---- MATERIAL PROVIDED
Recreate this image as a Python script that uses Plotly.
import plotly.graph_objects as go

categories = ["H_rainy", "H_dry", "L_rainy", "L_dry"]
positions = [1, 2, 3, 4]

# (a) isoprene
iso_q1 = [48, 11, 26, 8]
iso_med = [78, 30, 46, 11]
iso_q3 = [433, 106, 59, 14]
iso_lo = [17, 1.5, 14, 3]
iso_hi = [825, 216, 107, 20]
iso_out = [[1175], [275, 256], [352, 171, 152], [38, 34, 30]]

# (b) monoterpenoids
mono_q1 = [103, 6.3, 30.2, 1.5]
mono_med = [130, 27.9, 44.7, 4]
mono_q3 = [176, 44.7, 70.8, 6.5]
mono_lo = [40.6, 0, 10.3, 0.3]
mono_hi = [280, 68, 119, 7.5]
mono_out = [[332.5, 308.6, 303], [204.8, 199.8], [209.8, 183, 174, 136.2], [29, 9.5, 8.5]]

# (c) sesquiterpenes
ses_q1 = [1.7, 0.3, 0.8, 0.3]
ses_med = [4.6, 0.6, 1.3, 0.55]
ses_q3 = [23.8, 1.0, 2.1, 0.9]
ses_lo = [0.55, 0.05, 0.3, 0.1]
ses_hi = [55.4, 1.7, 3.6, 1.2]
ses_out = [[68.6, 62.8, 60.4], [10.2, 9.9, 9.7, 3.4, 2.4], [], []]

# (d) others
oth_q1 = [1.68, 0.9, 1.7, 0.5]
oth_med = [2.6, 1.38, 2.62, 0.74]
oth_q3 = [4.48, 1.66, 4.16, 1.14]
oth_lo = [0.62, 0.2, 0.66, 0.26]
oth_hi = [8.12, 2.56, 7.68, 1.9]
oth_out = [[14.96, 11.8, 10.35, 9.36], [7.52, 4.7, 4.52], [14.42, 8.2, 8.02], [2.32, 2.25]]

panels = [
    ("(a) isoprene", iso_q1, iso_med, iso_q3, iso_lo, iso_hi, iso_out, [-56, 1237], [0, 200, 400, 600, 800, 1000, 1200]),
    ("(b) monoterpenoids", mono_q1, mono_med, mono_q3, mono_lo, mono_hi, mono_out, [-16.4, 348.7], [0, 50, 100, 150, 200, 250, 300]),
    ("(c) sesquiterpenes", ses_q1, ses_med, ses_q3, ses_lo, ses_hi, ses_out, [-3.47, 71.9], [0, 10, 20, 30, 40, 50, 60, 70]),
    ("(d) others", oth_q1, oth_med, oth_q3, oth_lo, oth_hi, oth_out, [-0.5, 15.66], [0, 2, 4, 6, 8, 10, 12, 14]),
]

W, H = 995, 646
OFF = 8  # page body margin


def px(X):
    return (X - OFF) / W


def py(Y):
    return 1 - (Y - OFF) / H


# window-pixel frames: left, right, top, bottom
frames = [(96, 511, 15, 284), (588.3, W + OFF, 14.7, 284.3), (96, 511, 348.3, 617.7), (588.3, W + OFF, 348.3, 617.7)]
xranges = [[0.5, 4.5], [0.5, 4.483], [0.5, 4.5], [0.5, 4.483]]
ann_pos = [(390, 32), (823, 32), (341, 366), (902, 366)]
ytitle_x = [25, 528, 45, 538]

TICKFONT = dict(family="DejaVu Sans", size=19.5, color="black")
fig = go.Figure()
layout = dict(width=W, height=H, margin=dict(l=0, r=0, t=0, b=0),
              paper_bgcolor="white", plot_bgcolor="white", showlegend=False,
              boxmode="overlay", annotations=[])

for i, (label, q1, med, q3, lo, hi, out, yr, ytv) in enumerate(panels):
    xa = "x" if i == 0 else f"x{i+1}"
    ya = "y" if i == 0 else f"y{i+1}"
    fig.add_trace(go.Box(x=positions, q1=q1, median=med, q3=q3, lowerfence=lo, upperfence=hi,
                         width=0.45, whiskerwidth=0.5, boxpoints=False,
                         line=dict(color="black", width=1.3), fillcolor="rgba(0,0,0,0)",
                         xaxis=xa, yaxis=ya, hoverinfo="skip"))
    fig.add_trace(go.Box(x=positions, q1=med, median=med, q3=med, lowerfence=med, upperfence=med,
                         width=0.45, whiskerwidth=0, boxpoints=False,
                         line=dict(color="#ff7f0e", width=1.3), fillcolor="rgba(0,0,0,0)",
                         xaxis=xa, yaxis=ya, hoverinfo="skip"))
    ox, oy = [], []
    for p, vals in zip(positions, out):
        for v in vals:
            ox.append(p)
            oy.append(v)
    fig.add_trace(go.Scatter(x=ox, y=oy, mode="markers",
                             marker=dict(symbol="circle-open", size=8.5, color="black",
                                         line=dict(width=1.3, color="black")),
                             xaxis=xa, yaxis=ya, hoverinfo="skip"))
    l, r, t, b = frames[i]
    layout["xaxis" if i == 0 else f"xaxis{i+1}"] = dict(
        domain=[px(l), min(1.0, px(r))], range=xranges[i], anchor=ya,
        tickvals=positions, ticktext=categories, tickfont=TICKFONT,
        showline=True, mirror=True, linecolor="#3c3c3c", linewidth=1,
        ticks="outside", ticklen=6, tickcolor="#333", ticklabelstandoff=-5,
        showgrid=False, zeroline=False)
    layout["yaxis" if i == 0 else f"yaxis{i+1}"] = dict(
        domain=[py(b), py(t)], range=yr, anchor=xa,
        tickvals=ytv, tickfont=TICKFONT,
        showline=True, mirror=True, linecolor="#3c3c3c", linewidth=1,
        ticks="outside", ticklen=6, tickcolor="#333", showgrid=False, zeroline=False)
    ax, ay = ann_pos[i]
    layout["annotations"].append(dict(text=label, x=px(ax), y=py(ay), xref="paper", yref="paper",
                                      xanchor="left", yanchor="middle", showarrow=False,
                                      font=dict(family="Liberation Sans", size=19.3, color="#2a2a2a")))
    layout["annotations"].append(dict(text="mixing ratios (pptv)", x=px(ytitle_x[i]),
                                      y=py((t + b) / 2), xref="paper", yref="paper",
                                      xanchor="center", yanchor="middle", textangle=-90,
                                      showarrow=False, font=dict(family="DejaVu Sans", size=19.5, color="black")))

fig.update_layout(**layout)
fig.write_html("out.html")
--------
---- MATERIAL PROVIDED
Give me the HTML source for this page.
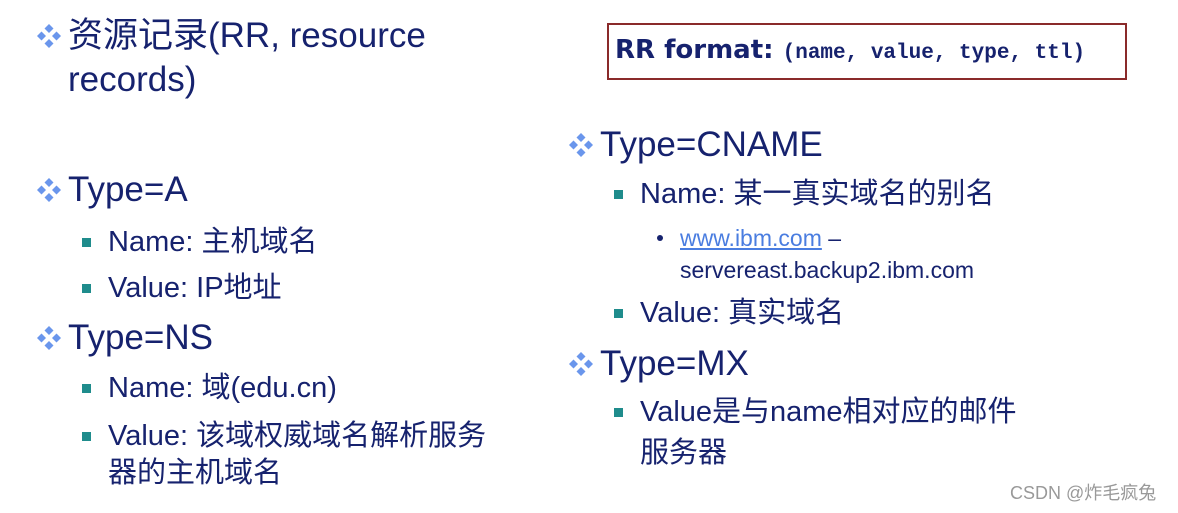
--------
---- MATERIAL PROVIDED
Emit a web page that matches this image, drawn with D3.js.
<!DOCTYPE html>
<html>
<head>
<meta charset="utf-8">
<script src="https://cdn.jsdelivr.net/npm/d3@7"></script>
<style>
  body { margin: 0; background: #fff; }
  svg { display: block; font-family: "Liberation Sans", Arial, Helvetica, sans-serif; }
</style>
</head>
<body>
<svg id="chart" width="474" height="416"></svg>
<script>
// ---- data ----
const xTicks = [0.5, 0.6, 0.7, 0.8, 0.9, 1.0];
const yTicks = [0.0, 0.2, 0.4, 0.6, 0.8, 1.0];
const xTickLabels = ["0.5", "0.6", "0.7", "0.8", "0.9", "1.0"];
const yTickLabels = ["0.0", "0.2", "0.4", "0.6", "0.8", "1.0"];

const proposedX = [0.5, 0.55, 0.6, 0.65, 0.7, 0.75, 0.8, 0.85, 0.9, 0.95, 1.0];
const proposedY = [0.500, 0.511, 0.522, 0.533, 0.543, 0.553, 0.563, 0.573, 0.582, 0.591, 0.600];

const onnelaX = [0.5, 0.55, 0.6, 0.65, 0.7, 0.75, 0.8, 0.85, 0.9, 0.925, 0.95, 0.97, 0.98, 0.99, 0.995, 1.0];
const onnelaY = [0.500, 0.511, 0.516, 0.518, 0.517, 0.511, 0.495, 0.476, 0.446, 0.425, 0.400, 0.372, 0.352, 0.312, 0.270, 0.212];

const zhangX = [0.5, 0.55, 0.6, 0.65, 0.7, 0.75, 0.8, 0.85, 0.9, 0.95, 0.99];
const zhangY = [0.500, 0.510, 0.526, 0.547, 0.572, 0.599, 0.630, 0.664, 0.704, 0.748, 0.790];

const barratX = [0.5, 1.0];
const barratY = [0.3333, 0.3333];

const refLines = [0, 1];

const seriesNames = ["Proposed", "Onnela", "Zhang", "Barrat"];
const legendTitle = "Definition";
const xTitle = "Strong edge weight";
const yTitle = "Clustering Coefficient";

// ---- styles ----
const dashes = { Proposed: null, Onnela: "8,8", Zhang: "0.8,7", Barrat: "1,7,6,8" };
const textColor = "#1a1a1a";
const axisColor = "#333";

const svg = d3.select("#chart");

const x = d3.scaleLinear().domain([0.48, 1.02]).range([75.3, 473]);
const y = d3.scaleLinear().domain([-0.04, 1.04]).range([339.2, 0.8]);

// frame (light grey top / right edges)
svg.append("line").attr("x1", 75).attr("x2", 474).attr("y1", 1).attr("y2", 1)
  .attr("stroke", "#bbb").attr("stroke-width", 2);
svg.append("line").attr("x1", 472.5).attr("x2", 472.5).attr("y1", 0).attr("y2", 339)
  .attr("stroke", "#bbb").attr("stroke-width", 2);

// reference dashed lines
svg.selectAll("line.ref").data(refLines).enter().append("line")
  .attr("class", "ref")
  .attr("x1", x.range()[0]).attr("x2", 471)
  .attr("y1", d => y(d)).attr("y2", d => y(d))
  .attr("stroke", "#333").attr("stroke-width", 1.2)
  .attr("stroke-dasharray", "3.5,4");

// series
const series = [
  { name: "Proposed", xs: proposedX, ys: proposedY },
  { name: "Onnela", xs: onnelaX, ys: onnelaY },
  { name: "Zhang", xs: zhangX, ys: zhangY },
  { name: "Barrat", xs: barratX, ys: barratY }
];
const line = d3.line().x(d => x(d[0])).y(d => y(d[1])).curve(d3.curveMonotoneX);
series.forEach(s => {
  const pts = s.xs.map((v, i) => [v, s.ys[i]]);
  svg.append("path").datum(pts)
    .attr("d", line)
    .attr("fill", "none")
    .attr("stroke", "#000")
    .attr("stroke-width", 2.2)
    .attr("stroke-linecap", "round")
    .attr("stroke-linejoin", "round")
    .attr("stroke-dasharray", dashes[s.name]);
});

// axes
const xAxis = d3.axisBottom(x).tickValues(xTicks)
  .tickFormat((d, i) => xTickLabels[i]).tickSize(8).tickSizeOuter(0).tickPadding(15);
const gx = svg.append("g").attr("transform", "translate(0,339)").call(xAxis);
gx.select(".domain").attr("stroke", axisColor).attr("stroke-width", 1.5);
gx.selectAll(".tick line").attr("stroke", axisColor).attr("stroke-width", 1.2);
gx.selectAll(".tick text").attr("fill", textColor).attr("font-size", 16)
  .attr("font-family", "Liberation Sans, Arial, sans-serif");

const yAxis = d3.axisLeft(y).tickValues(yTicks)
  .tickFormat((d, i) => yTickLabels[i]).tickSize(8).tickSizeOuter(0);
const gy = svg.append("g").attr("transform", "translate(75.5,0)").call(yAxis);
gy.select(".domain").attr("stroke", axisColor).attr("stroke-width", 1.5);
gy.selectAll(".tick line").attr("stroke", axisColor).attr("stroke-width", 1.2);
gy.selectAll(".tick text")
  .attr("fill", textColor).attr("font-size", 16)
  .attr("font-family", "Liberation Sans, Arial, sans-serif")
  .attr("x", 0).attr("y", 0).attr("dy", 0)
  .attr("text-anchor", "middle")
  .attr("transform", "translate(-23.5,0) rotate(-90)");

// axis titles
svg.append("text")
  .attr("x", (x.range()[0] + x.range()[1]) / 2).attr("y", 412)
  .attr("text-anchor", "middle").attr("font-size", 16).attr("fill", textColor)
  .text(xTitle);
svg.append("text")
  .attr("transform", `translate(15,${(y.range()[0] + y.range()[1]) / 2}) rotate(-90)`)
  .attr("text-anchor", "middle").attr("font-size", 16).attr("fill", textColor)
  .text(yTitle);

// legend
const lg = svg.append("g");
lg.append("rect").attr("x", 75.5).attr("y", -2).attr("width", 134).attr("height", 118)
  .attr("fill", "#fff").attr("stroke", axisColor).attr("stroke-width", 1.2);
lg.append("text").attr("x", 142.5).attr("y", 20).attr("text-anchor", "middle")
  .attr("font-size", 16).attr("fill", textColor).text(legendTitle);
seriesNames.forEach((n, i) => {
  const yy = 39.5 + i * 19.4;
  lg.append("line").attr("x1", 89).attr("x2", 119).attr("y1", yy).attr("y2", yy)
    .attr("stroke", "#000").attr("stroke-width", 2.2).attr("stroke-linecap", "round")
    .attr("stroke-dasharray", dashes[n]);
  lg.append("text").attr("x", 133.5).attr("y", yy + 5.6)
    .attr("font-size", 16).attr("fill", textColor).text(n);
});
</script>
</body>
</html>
--------
SHORT EXERCISE
Find the lines above holding the word "image" and show them.

SOLUTION TO THIS TASK
Recreate this image as a Python script that uses Plotly.
Emit a web page that matches this image, drawn with D3.js.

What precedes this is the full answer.